Vision capabilities are needed to "read" the text, and then NLP capabilities make sense of it.
OCR is the foundation of processing text in images and uses machine learning models that are trained to recognize individual shapes as letters, numerals, punctuation, or other elements of text.
Much of the early work on implementing this kind of capability was performed by postal services to support automatic sorting of mail based on postal codes. Since then, the state-of-the-art for reading text has moved on, and we have models that detect printed or handwritten text in an image and read it line-by-line and word-by-word.
Azure AI Vision’s OCR Engine
[Get started with Azure AI Vision]
Azure AI Vision service has the ability to extract machine-readable text from images.
Azure AI Vision's Read API is the OCR engine that powers text extraction from images, PDFs, and TIFF files.
OCR for images is optimized for general, non-document images that makes it easier to embed OCR in your user experience scenarios.

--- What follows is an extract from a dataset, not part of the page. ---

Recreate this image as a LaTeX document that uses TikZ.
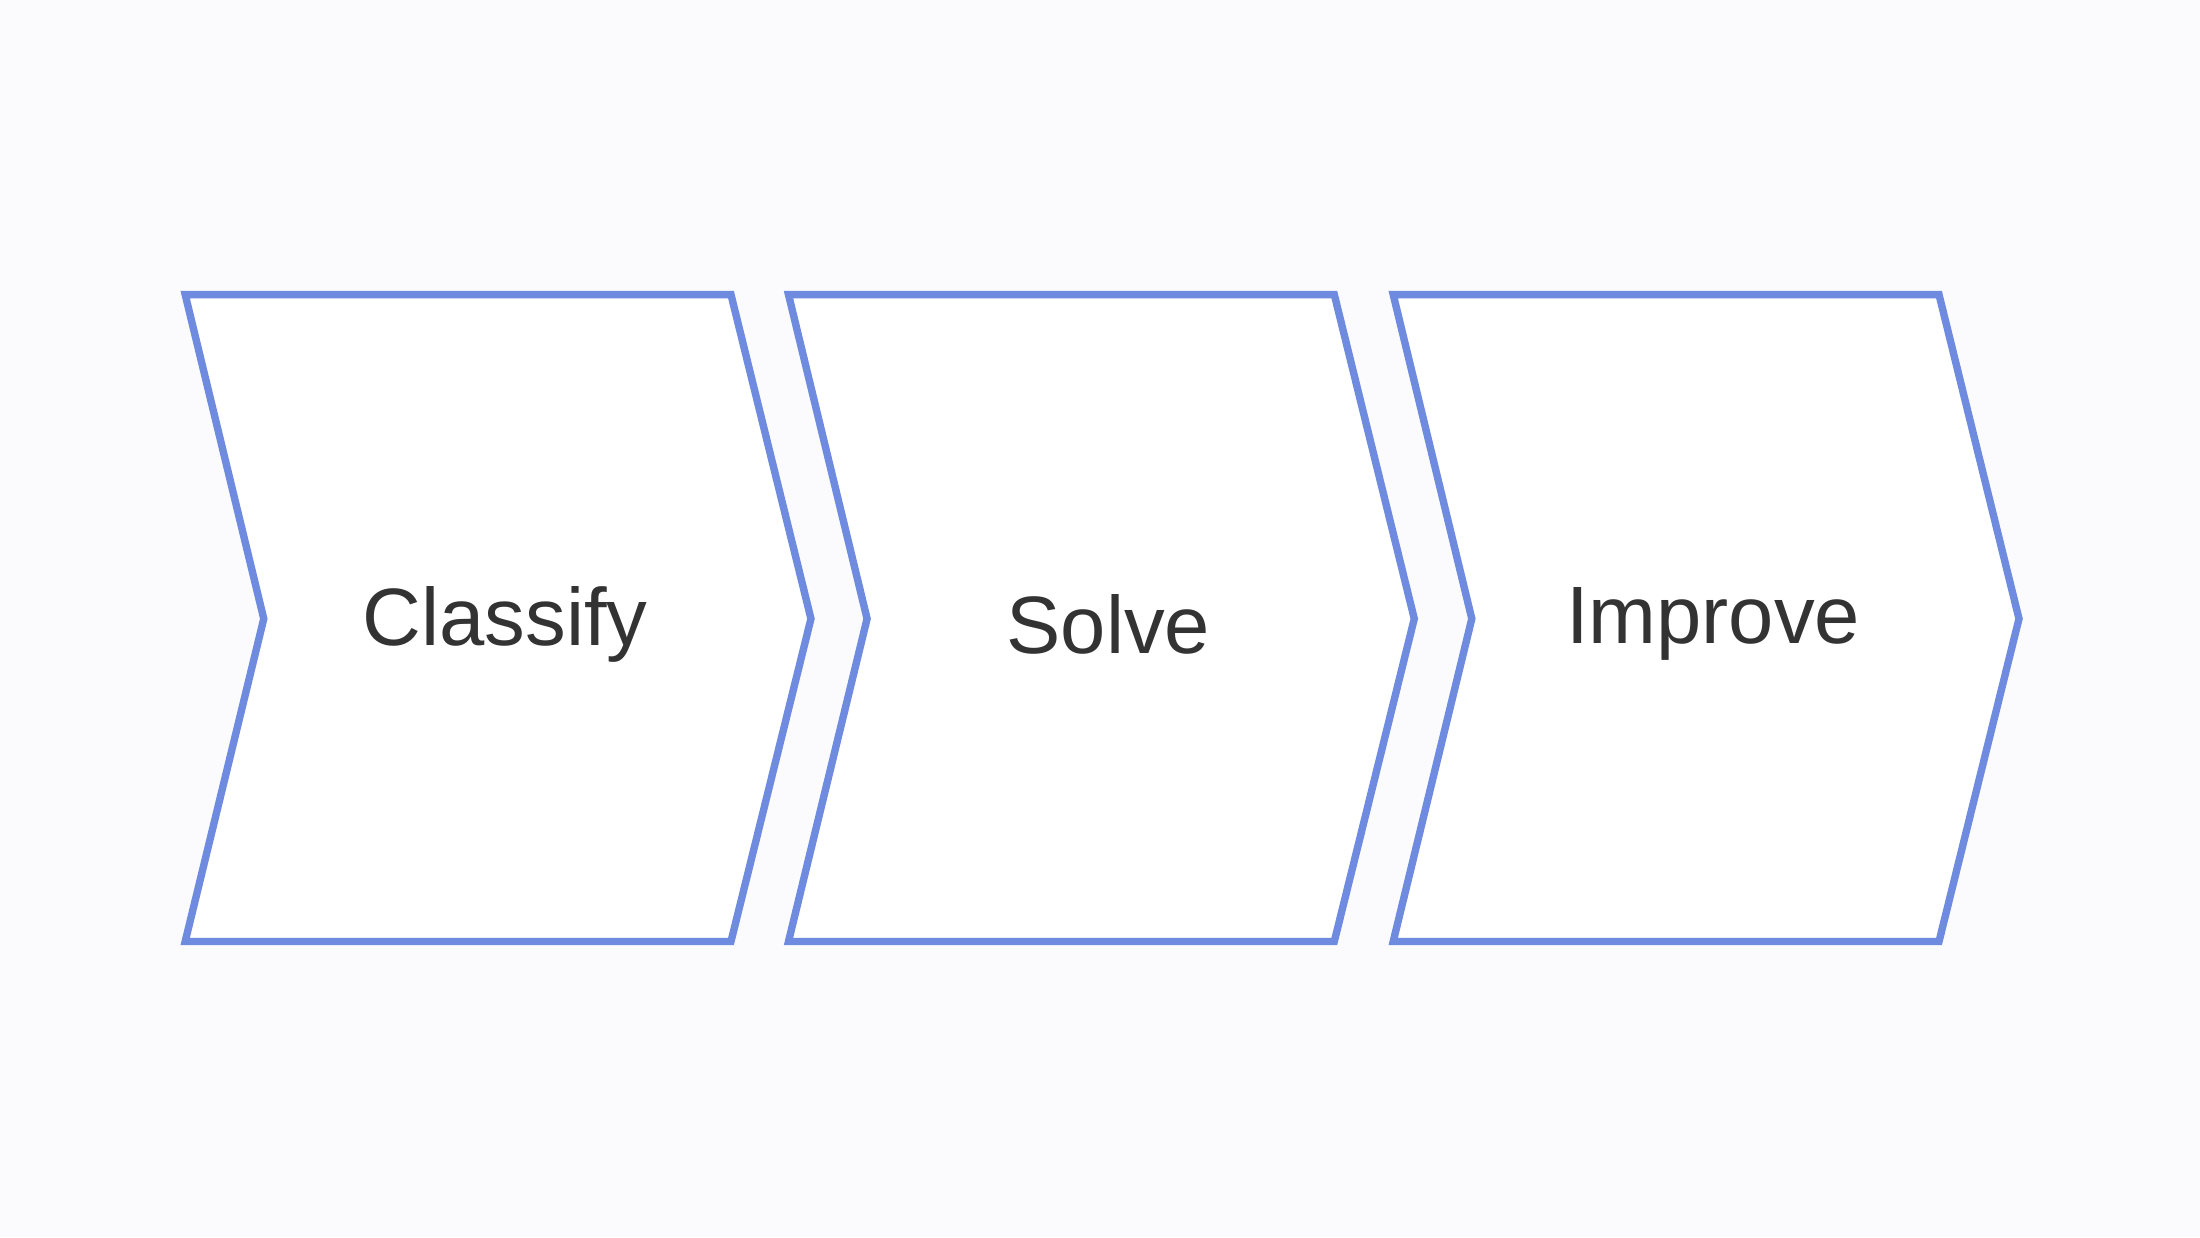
\documentclass[tikz,border=0pt]{standalone}
\usepackage{fontspec}
\setmainfont{Liberation Sans}
\definecolor{bg}{HTML}{FBFBFE}
\definecolor{edge}{HTML}{6F8BE0}
\definecolor{txt}{HTML}{333333}
\begin{document}
\begin{tikzpicture}[x=0.01cm,y=-0.01cm,
  chev/.style={draw=edge,fill=white,line width=1.5pt,line join=miter},
  lbl/.style={text=txt,font=\fontsize{16.5}{20}\selectfont}]
\fill[bg] (0,0) rectangle (1568,882);
\useasboundingbox (0,0) rectangle (1568,882);
\foreach \x/\n/\t in {132/a/Classify,562/b/Solve,993/c/Improve}{
  \draw[chev] (\x,210) -- ++(389,0) -- ++(57,231) -- ++(-57,230) -- ++(-389,0) -- ++(56,-230) -- cycle;
  \node[lbl] (\n) at (\x+228,445) {\t};
}
\end{tikzpicture}
\end{document}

The Read API, otherwise known as Read OCR engine, uses the latest recognition models and is optimized for images that have a significant amount of text or have considerable visual noise.
It can automatically determine the proper recognition model to use taking into consideration the number of lines of text, images that include text, and handwriting.
The OCR engine takes in an image file and identifies bounding boxes, or coordinates, where items are located within an image.
In OCR, the model identifies bounding boxes around anything that appears to be text in the image.
Calling the Read API returns results arranged into the following hierarchy:
Pages - One for each page of text, including information about the page size and orientation.
Lines - The lines of text on a page.
Words - The words in a line of text, including the bounding box coordinates and text itself.
Each line and word includes bounding box coordinates indicating its position on the page
[Get started with Vision Studio on Azure]
Once you've created a resource, there are several ways to use Azure AI Vision's Read API:
Azure AI Foundry
Vision Studio
REST API
Software Development Kits (SDKs): Python, C#, JavaScript
Azure Vision Studio
[Get started with Vision Studio on Azure]
Azure AI Vision Studio gives you access to Azure AI Vision APIs through a GUI that does not require coding to get started.
When you open Vision Studio, you need to select your default resource.
Your default resource in Vision Studio must be an Azure AI services resource, rather than Azure AI Vision resource
From the Vision Studio home page, you can select Optical Character Recognition and the Extract text from images tile to try out the Read OCR engine.
Your resource begins to incur usage costs when it is used to return results.
Using one of your own files or a sample file, you can see how the Read OCR engine returns detected attributes. These attributes correspond with what the machine detects in the bounding boxes.
Behind the scenes, the image is analyzed for features including people, text, and objects, and marked by bounding boxes.
The detected information is processed and the results are returned to the user.
The raw results are returned in JSON and include information about the bounding box locations on the page, and the detected text.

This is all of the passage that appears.